_Raw records_

.....

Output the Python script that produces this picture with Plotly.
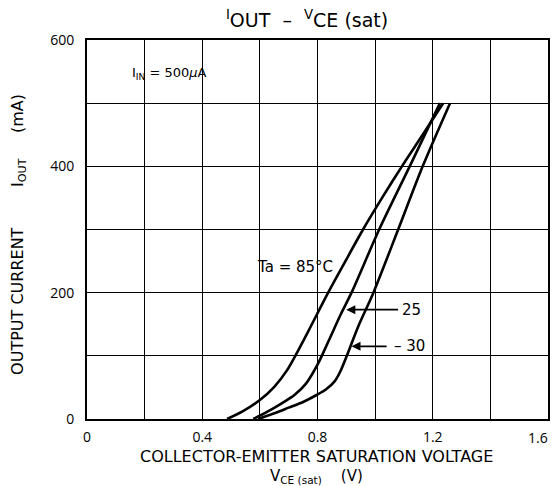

.....

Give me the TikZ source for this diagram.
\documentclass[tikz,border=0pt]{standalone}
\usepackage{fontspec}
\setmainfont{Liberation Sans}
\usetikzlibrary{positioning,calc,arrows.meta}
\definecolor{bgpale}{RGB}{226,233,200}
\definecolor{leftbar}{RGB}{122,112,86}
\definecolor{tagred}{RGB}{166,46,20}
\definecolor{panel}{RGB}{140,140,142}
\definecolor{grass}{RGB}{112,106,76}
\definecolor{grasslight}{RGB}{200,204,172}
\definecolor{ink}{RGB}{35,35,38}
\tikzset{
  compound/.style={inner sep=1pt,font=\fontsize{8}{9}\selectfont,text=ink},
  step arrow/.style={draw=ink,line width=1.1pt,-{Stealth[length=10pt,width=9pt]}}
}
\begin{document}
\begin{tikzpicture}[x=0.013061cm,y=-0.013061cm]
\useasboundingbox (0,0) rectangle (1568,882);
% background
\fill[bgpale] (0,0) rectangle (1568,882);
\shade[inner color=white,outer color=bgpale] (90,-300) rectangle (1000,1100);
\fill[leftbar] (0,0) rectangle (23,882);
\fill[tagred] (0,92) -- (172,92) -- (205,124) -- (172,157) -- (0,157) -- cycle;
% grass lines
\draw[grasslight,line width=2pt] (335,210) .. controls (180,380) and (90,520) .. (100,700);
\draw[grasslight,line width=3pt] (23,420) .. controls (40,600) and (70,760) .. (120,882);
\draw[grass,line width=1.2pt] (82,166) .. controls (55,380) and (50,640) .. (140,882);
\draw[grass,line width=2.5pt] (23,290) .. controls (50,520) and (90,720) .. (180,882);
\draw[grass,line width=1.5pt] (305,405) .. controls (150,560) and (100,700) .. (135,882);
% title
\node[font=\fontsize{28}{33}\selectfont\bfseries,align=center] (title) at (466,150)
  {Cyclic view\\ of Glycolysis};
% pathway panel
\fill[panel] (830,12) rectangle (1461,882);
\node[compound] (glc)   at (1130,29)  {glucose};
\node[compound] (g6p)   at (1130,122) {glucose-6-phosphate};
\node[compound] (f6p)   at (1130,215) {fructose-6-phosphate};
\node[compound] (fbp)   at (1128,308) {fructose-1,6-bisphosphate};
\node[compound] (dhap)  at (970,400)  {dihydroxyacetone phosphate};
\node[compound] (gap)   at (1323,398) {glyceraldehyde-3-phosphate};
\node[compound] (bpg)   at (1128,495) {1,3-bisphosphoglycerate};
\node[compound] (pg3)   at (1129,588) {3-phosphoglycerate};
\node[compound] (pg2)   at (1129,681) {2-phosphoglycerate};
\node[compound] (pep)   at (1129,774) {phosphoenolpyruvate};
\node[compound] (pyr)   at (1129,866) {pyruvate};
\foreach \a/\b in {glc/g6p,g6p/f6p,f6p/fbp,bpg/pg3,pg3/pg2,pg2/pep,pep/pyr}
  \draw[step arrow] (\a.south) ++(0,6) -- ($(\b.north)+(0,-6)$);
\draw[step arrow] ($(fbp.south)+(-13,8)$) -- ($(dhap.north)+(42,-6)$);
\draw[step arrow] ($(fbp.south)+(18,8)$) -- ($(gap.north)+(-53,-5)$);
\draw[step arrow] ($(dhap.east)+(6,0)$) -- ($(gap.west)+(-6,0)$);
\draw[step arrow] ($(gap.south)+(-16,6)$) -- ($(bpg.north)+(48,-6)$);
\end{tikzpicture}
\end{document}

.....

_Given request_
State how many lines of the records above contain the word "this", and give only that number.

_Solution below_
2